United States District Court, Southern District of Florida (2016)

Facts

Issue

Holding — King, J.

Rule

Reasoning

Deep Dive: How the Court Reached Its Decision

Legal Standard for Motion to Dismiss

The court established that when evaluating a motion to dismiss under Rule 12(b)(6) of the Federal Rules of Civil Procedure, it must accept all factual allegations in the complaint as true and interpret them in the most favorable light to the plaintiff. This means that the court focuses solely on the well-pleaded factual allegations, any relevant documents referenced in the complaint, and matters that can be judicially noticed. The complaint was required to contain clear and concise statements regarding the grounds for jurisdiction, the cause of action, and the relief sought, as stipulated by Rule 8(a). The court emphasized that, following the precedents set by the U.S. Supreme Court in Bell Atlantic Corp. v. Twombly and Ashcroft v. Iqbal, the allegations must provide sufficient detail to support a plausible claim for relief, rather than merely offering labels or a formulaic recitation of the legal elements involved.

Breach of Contract

In addressing the breach of contract claim, the court noted that the defendant contended that the pension was not a contractual obligation but rather a consulting fee established during Gilbert's part-time engagement. However, the court accepted the factual assertions made by Gilbert as true, including documentation indicating the board of directors had approved a pension agreement. Specifically, the court highlighted the November 30, 2000 resolution and a subsequent letter from the president of the Espirito Santo Financial Group that confirmed Gilbert's entitlement to a pension. This documentation provided a firm basis for the existence of a contract, leading the court to conclude that Gilbert sufficiently pleaded facts to support his breach of contract claim. Therefore, the court rejected the defendant's argument and maintained that the matter should proceed for further examination.

ERISA Claims

Regarding the claims under the Employee Retirement Income Security Act (ERISA), the defendant argued that Gilbert's pension plan was a "top hat" plan, which would exempt it from ERISA regulations. The court indicated that the classification of a pension plan as a "top hat" plan is a factual question that could not be resolved at the motion to dismiss stage. Furthermore, the defendant failed to demonstrate that administrative remedies needed to be exhausted, as it did not prove the existence of such remedies. Gilbert's complaint asserted that the pension was regularly funded and not merely a deferred salary, supporting the view that it did not qualify as a "top hat" plan. Thus, the court found that Gilbert adequately pleaded his ERISA claims, allowing them to proceed.

Promissory Estoppel

The court examined the promissory estoppel claim by identifying the necessary elements: a representation of a material fact, reasonable reliance on that representation, and a change in position that caused detriment to the claimant.
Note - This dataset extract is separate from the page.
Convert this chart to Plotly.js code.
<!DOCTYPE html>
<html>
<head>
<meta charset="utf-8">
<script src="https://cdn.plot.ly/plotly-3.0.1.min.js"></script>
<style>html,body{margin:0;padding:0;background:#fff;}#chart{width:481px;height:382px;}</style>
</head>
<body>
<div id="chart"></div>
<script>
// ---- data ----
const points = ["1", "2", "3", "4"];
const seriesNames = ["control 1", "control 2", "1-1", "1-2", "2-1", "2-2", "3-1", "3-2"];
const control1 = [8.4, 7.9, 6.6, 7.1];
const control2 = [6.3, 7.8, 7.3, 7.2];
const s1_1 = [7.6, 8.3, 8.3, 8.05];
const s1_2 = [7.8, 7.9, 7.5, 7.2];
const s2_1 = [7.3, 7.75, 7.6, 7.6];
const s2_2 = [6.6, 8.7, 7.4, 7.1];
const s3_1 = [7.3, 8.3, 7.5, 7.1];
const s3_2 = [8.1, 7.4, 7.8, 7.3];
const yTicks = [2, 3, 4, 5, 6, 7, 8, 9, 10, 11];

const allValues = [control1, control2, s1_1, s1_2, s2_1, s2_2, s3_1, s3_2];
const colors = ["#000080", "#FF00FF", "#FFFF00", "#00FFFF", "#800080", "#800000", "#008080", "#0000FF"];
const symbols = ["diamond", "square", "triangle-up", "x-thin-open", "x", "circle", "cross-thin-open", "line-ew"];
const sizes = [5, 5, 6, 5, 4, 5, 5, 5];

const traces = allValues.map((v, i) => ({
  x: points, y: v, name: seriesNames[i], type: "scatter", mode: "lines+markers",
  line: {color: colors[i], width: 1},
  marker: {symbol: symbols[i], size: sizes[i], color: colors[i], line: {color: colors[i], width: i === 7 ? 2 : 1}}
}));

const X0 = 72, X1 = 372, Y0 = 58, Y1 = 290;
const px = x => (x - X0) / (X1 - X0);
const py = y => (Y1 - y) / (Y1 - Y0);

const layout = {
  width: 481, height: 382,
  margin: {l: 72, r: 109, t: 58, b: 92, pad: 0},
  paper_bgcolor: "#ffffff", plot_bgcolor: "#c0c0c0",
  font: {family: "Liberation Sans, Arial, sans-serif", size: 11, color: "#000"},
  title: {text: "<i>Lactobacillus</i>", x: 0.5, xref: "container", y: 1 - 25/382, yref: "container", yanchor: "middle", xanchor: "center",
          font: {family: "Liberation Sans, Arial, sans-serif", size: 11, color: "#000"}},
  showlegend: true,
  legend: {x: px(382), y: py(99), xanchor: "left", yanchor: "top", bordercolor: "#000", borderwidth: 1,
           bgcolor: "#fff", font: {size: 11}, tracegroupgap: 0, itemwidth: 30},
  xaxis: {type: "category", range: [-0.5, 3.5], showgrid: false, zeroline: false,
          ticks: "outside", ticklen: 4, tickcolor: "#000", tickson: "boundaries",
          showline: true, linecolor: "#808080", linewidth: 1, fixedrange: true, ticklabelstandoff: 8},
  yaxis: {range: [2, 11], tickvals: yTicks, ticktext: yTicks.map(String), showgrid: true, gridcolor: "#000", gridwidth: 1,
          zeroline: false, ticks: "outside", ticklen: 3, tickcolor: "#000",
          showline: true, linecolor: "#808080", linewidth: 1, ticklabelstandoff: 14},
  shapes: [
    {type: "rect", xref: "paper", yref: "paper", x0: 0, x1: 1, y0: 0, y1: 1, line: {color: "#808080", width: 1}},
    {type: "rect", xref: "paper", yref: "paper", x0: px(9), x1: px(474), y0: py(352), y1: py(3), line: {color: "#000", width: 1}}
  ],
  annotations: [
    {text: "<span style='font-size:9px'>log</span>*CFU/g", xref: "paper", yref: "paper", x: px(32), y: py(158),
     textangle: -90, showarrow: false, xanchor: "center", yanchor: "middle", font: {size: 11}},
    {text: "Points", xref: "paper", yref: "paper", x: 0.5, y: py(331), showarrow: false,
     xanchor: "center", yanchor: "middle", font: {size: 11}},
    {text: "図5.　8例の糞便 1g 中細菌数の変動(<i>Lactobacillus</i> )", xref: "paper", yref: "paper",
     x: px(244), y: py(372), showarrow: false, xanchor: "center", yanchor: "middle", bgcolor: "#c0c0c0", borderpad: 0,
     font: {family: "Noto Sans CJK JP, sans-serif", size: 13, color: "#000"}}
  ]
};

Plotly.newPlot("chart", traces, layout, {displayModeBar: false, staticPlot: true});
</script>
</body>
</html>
Gilbert's complaint outlined that he had been promised a pension, which he reasonably relied upon, leading to his retirement and reliance on the promised benefits. The court concluded that the defendant's later characterization of the pension as a consulting fee represented a detrimental change in position for Gilbert, thereby fulfilling the requirements for promissory estoppel. As a result, the court determined that Gilbert's allegations were sufficient to support this claim, warranting further proceedings.
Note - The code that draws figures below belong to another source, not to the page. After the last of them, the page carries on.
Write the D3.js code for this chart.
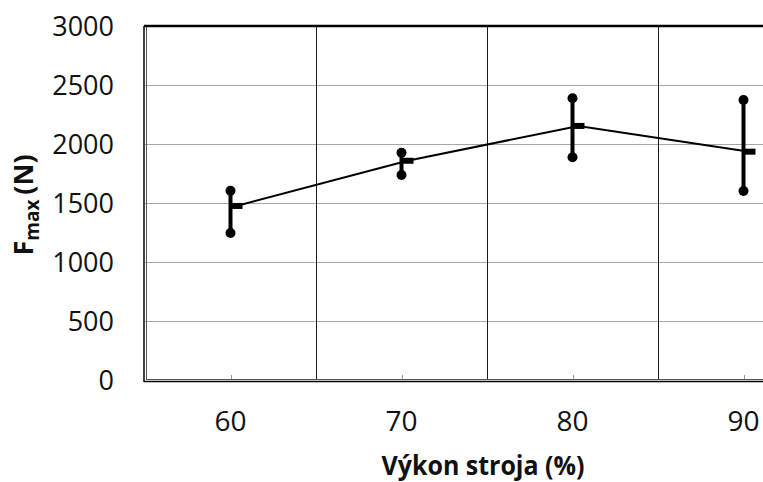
<!DOCTYPE html>
<html>
<head>
<meta charset="utf-8">
<script src="https://cdn.jsdelivr.net/npm/d3@7"></script>
<style>
  body { margin: 0; background: #fff; }
  text { font-family: "Open Sans", sans-serif; fill: #111; }
</style>
</head>
<body>
<div id="chart"></div>
<script>
// data
const categories = [60, 70, 80, 90];
const meanValues = [1475, 1858, 2153, 1935];
const highValues = [1604, 1926, 2387, 2373];
const lowValues = [1246, 1737, 1887, 1602];
const yTicks = [0, 500, 1000, 1500, 2000, 2500, 3000];

var width = 763;
var height = 482;
var plotLeft = 145, plotTop = 26, plotBottom = 380;
var band = 171;

var svg = d3.select("#chart").append("svg")
  .attr("width", width)
  .attr("height", height);

var x = d3.scaleBand()
  .domain(categories)
  .range([plotLeft, plotLeft + band * categories.length])
  .paddingInner(0).paddingOuter(0);
var y = d3.scaleLinear().domain([0, 3000]).range([plotBottom, plotTop]);
var cx = function(c) { return x(c) + x.bandwidth() / 2; };

// horizontal gridlines
svg.append("g")
  .selectAll("line")
  .data(yTicks.slice(1, -1))
  .enter().append("line")
  .attr("x1", plotLeft).attr("x2", width)
  .attr("y1", d => Math.round(y(d)) + 0.5).attr("y2", d => Math.round(y(d)) + 0.5)
  .attr("stroke", "#a6a6a6").attr("stroke-width", 1);

// vertical gridlines between categories
svg.append("g")
  .selectAll("line")
  .data(categories.slice(1))
  .enter().append("line")
  .attr("x1", d => x(d) + 0.5).attr("x2", d => x(d) + 0.5)
  .attr("y1", plotTop).attr("y2", plotBottom)
  .attr("stroke", "#1a1a1a").attr("stroke-width", 1);

// small ticks at category centres
svg.append("g")
  .selectAll("line")
  .data(categories)
  .enter().append("line")
  .attr("x1", d => Math.round(cx(d)) + 0.5).attr("x2", d => Math.round(cx(d)) + 0.5)
  .attr("y1", plotBottom - 5).attr("y2", plotBottom)
  .attr("stroke", "#999").attr("stroke-width", 1);

// plot frame
svg.append("line").attr("x1", plotLeft - 1).attr("x2", width).attr("y1", plotTop).attr("y2", plotTop)
  .attr("stroke", "#000").attr("stroke-width", 2.5);
svg.append("line").attr("x1", plotLeft - 1).attr("x2", plotLeft - 1).attr("y1", plotTop).attr("y2", plotBottom + 2)
  .attr("stroke", "#000").attr("stroke-width", 1.5);
svg.append("line").attr("x1", plotLeft + 1.5).attr("x2", plotLeft + 1.5).attr("y1", plotTop + 1).attr("y2", plotBottom)
  .attr("stroke", "#555").attr("stroke-width", 1);
svg.append("line").attr("x1", plotLeft - 1).attr("x2", width).attr("y1", plotBottom + 1.5).attr("y2", plotBottom + 1.5)
  .attr("stroke", "#000").attr("stroke-width", 1.5);
svg.append("line").attr("x1", plotLeft + 1).attr("x2", width).attr("y1", plotBottom - 0.5).attr("y2", plotBottom - 0.5)
  .attr("stroke", "#555").attr("stroke-width", 1);

// y tick labels
svg.append("g")
  .selectAll("text")
  .data(yTicks)
  .enter().append("text")
  .attr("x", 114)
  .attr("y", d => y(d))
  .attr("dy", "0.36em")
  .attr("text-anchor", "end")
  .style("font-size", "27px")
  .text(d => d);

// x tick labels
svg.append("g")
  .selectAll("text")
  .data(categories)
  .enter().append("text")
  .attr("x", d => cx(d))
  .attr("y", 421)
  .attr("dy", "0.36em")
  .attr("text-anchor", "middle")
  .style("font-size", "28px")
  .text(d => d);

// axis titles
svg.append("text")
  .attr("x", 483).attr("y", 475)
  .attr("text-anchor", "middle")
  .style("font-size", "26px").style("font-weight", "bold")
  .attr("textLength", 203).attr("lengthAdjust", "spacingAndGlyphs")
  .text("Výkon stroja (%)");

var yl = svg.append("text")
  .attr("transform", "translate(33,205) rotate(-90)")
  .attr("text-anchor", "middle")
  .style("font-size", "27px").style("font-weight", "bold");
yl.append("tspan").text("F");
yl.append("tspan").attr("dy", 6).style("font-size", "19px").text("max ");
yl.append("tspan").attr("dy", -6).text("(N)");

// error bars
var err = svg.append("g");
err.selectAll("line")
  .data(categories)
  .enter().append("line")
  .attr("x1", d => cx(d)).attr("x2", d => cx(d))
  .attr("y1", (d, i) => y(highValues[i])).attr("y2", (d, i) => y(lowValues[i]))
  .attr("stroke", "#000").attr("stroke-width", 4);
err.selectAll("circle.hi")
  .data(categories)
  .enter().append("circle").attr("class", "hi")
  .attr("cx", d => cx(d)).attr("cy", (d, i) => y(highValues[i])).attr("r", 5);
err.selectAll("circle.lo")
  .data(categories)
  .enter().append("circle").attr("class", "lo")
  .attr("cx", d => cx(d)).attr("cy", (d, i) => y(lowValues[i])).attr("r", 5);

// mean line with dash markers
var line = d3.line()
  .x((d, i) => cx(categories[i]) + 6)
  .y(d => y(d));
svg.append("path")
  .datum(meanValues)
  .attr("d", line)
  .attr("fill", "none")
  .attr("stroke", "#000")
  .attr("stroke-width", 2);
svg.append("g")
  .selectAll("rect")
  .data(meanValues)
  .enter().append("rect")
  .attr("x", (d, i) => cx(categories[i]))
  .attr("y", d => y(d) - 3)
  .attr("width", 12).attr("height", 6)
  .attr("fill", "#000");
</script>
</body>
</html>
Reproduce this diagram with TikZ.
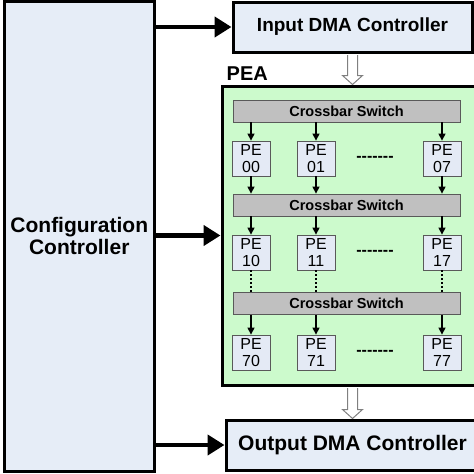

Golden Parachute Regulations and Consent Orders

In addressing the defendant's request to stay the proceedings based on "golden parachute" regulations, the court clarified that these regulations were not applicable since Gilbert's pension agreement was established before any financial issues arose with the bank. The regulations aimed to prevent distressed banks from making such payments without FDIC approval, but the court found no evidence of insolvency or similar conditions at the time the pension was agreed upon. Additionally, the defendant's reference to a consent order entered by the FDIC was deemed irrelevant, as it did not specifically address Gilbert's claims about his pension. The court thus concluded that the existence of a consent order did not impede Gilbert's right to pursue his claims, allowing the case to move forward without further delays.